Orders by the CIC levying maximum penalty and initiating enquiry against its own officers leads a citizen to two possible conclusions. The first is that the CIC is independent and fair in decision making which does not take any cognisance as to who the person who has committed the mistake is. Another possible interpretation is that the officers of the CIC cannot keep their own house in order and are not aware of how to deal with RTI applications. This interpretation gains strength from the statement of the PIO of CIC that there are many similar cases of delay pending as appeals before CIC. One must, however, accept that despite the shortcomings, the CIC has done a good job and has tried to fulfill the role allotted to it.

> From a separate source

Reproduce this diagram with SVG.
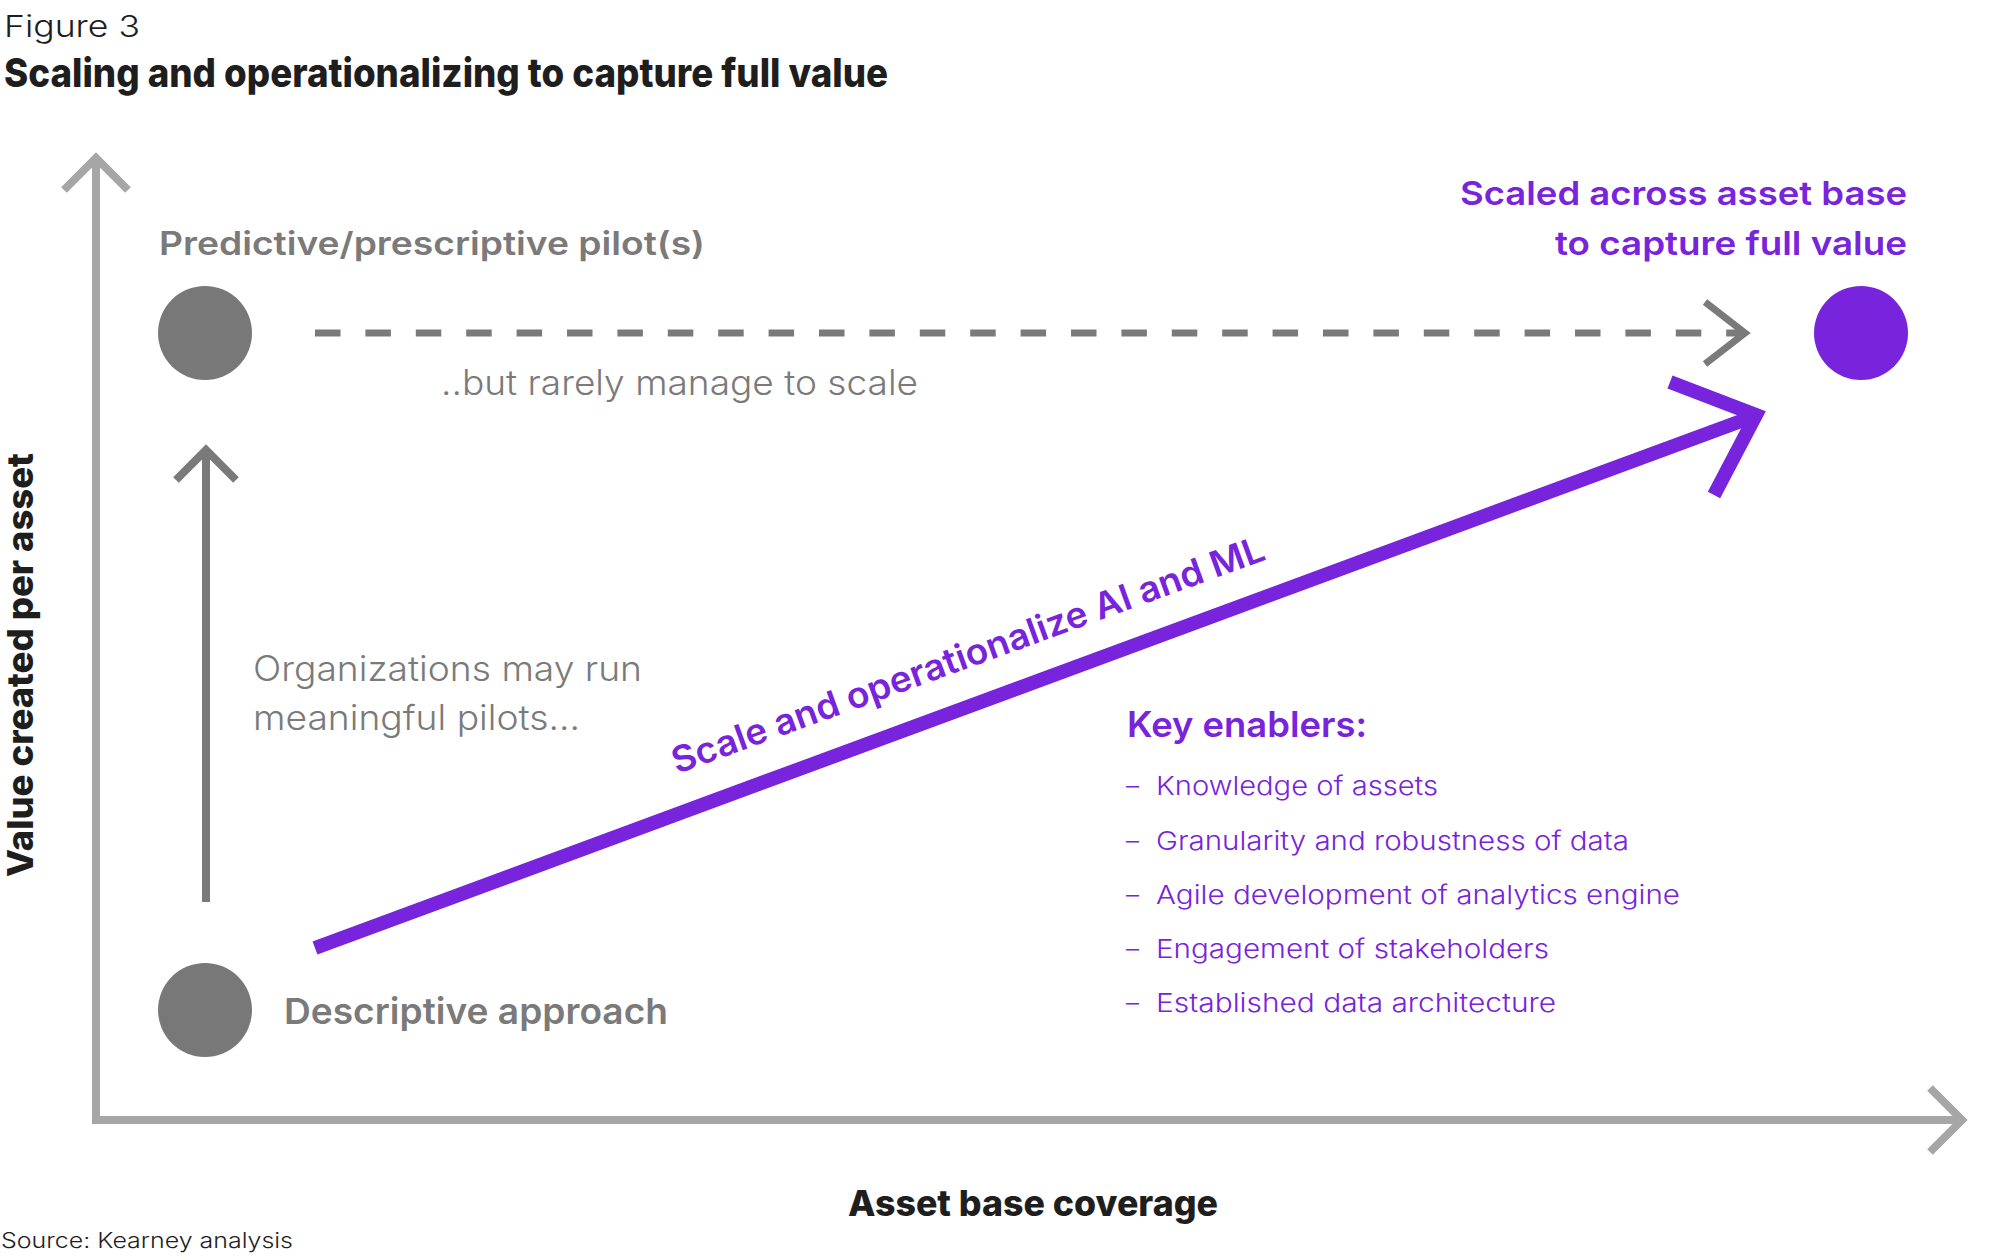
<svg xmlns="http://www.w3.org/2000/svg" width="2000" height="1257" viewBox="0 0 2000 1257">
<style>
text { font-family: Inter, "Liberation Sans", Arial, sans-serif; }
.dark { fill: #1e1e1e; }
.grey { fill: #7a7a7a; }
.purple { fill: #7823dc; }
.b7 { font-weight: 800; }
.b6 { font-weight: 600; }
.lt { font-weight: 300; }
.axis { fill: none; stroke: #a6a6a6; stroke-width: 8; stroke-linejoin: miter; }
.garrow { fill: none; stroke: #7a7a7a; stroke-width: 8; }
.parrow { fill: none; stroke: #7823dc; stroke-width: 14; stroke-linejoin: miter; }
.li { font-size: 26px; }
</style>
<rect width="2000" height="1257" fill="#ffffff"/>

<g id="titles">
<text class="dark lt" x="4" y="37" font-size="30" textLength="136" lengthAdjust="spacingAndGlyphs">Figure 3</text>
<text class="dark b7" x="4" y="87" font-size="40" textLength="884" lengthAdjust="spacingAndGlyphs">Scaling and operationalizing to capture full value</text>
<text class="dark lt" x="1" y="1248" font-size="21" textLength="292" lengthAdjust="spacingAndGlyphs">Source: Kearney analysis</text>
</g>

<g id="axes">
<polyline class="axis" points="96,158 96,1120 1962,1120"/>
<polyline class="axis" points="64,190 96,158 128,190"/>
<polyline class="axis" points="1930,1088 1962,1120 1930,1152"/>
<text class="dark b7" transform="translate(33,665) rotate(-90)" text-anchor="middle" font-size="36" textLength="424" lengthAdjust="spacingAndGlyphs">Value created per asset</text>
<text class="dark b7" x="848" y="1216" font-size="36" textLength="370" lengthAdjust="spacingAndGlyphs">Asset base coverage</text>
</g>

<g id="node-pilot">
<circle cx="205" cy="333" r="47" fill="#787878"/>
<text class="grey b6" x="159" y="255" font-size="32" textLength="546" lengthAdjust="spacingAndGlyphs">Predictive/prescriptive pilot(s)</text>
</g>

<g id="node-descriptive">
<circle cx="205" cy="1010" r="47" fill="#787878"/>
<text class="grey b6" x="284" y="1024" font-size="36" textLength="384" lengthAdjust="spacingAndGlyphs">Descriptive approach</text>
</g>

<g id="node-scaled">
<circle cx="1861" cy="333" r="47" fill="#7823dc"/>
<text class="purple b6" x="1460" y="205" font-size="33" textLength="447" lengthAdjust="spacingAndGlyphs">Scaled across asset base</text>
<text class="purple b6" x="1555" y="255" font-size="33" textLength="352" lengthAdjust="spacingAndGlyphs">to capture full value</text>
</g>

<g id="connectors">
<line class="garrow" x1="206" y1="902" x2="206" y2="450"/>
<polyline class="garrow" points="176,480 206,450 236,480"/>
<line x1="315" y1="333" x2="1740" y2="333" stroke="#7a7a7a" stroke-width="7" stroke-dasharray="25.5 24.9"/>
<polyline points="1705,302 1745,333 1705,364" fill="none" stroke="#7a7a7a" stroke-width="7"/>
<line class="parrow" x1="315" y1="948" x2="1752" y2="417"/>
<polyline class="parrow" points="1670,382 1756,415 1714,495"/>
</g>

<g id="labels">
<text class="grey lt" x="441" y="395" font-size="35" textLength="477" lengthAdjust="spacingAndGlyphs">..but rarely manage to scale</text>
<text class="grey lt" x="253" y="681" font-size="35" textLength="389" lengthAdjust="spacingAndGlyphs">Organizations may run</text>
<text class="grey lt" x="253" y="730" font-size="35" textLength="327" lengthAdjust="spacingAndGlyphs">meaningful pilots...</text>
<text class="purple b6" transform="translate(677,774) rotate(-20)" font-size="36" textLength="628" lengthAdjust="spacingAndGlyphs">Scale and operationalize AI and ML</text>
</g>

<g id="enablers">
<text class="purple b6" x="1127" y="737" font-size="35" textLength="240" lengthAdjust="spacingAndGlyphs">Key enablers:</text>
<text class="purple lt li" x="1126" y="795">–</text>
<text class="purple lt li" x="1156" y="795" textLength="282" lengthAdjust="spacingAndGlyphs">Knowledge of assets</text>
<text class="purple lt li" x="1126" y="850">–</text>
<text class="purple lt li" x="1156" y="850" textLength="473" lengthAdjust="spacingAndGlyphs">Granularity and robustness of data</text>
<text class="purple lt li" x="1126" y="904">–</text>
<text class="purple lt li" x="1156" y="904" textLength="524" lengthAdjust="spacingAndGlyphs">Agile development of analytics engine</text>
<text class="purple lt li" x="1126" y="958">–</text>
<text class="purple lt li" x="1156" y="958" textLength="393" lengthAdjust="spacingAndGlyphs">Engagement of stakeholders</text>
<text class="purple lt li" x="1126" y="1012">–</text>
<text class="purple lt li" x="1156" y="1012" textLength="400" lengthAdjust="spacingAndGlyphs">Established data architecture</text>
</g>
</svg>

The failure to adequately reply to a RTI application brings to light the fact that very few officers/ staff have received a formal training regarding the legal provisions of the RTI Act, 2005. The official machinery is not only woefully unaware of the provisions of the Act, but also suffers from attitudinal problems. The government staff is accustomed to working in a set pattern and need re-orientation to work and create a new open atmosphere. The reluctance to provide information is leading to their denial on flimsy ground ultimately adding to the long queue of appeals. A regular brushing of the knowledge is a feature of every good training programme. It helps in taking into account the new emerging realities and devising steps to deal with it. Sadly, there has been no clear system of continuous education in place to help a hapless PIO.
Apart from training, another step which can help in in the free flow of information is the adoption of “India One” fee rules. While the federal structure limits the powers of the Central government to define the fee rules for the state government, the Centre should try to use its goodwill to enforce a common fee rule for the whole of India. When India is one, the fee rules need to be on the lines of the “India One” plan of BSNL. This reduces the prevailing confusion about the fee rules between different public authorities.
The NGO or the civil society has played a very important role in the formation and evolution of the RTI Act. The Act has led to the arrival of a new class of activists on the national screen who have faced intimidation and physical assault. No democracy can permit any such assault on its citizens who are trying to unravel the truth. The CIC had passed a resolution that if there is a complaint that somebody is attacked or killed, the public authorities would be directed to suo-motu put the information sought by him through the RTI applications on the website of the public authority. The CIC also asks the police to take up the investigation. Unless the attackers have the fear that trying to harm a person may land them in a bigger mess, they are unlikely to stop. Though many RTI activists have done a great service to the nation, but the same cannot be said about all of them. There are a number of frivolous applications coming up from self-claimed RTI activists which tends to affect the morale of the officers and lowers their productivity. This may lead to negative sentiments against the RTI movement over a long run. agitated
The seven year nascent journey of RTI Act presents many possible roadmaps for the future. Would it be another progressive law going down the drain? Or, are the hiccups merely a passing phase in the growth of an Act which is going to bring major changes in the power structure of the society? Every sensible citizen should spare some time to deeply ponder over the issue.